The four sixth formers, Lili Hajnal, Jasmine Richardson, Sydney Dickens-Smith and Elysia Chettle, who are all studying A-level maths or physics, were given the opportunity to attend the memorial service due to their roles in the academy as science, technology, engineering and mathematics (STEM) ambassadors.

Four sixth form students from Walton Girls’ High School attended the Service of Thanksgiving at Westminster Abbey on Friday. (2573084)
Four sixth form students from Walton Girls’ High School attended the Service of Thanksgiving at Westminster Abbey on Friday. (2573084)
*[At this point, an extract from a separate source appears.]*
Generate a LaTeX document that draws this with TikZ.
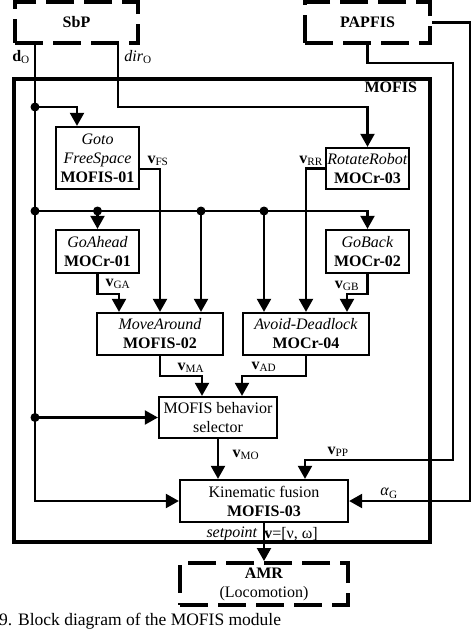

During the service, Professor Hawking’s ashes were interred close to those of other distinguished scientists, Charles Darwin and Grantham’s Sir Isaac Newton, who was laid to rest at the Abbey in 1727.

Teacher Mike Hoad, leader of Walton’s Gifted and Talented programme, accompanied the students to the service.

He said: “It has been an absolute honour for the girls to attend such an historic event and to be part of the service to remember such an important scientist. I’m sure this is an experience they will treasure for the rest of their lives.”

Sixth former Sydney Dickens-Smith said: “It was an absolutely fantastic experience to celebrate the achievements and life of Professor Stephen Hawking,” Elysia Chettle added: “A completely unforgettable celebration to remember the work of a phenomenal physicist and mathematician.”

Hawking died at his home in Cambridge early in the morning of 14 March 2018, at the age of 76.

The British scientist was famed for his work with black holes and relativity, and wrote several popular science books including A Brief History of Time.

He was diagnosed with a rare form of motor neurone disease, aged 22.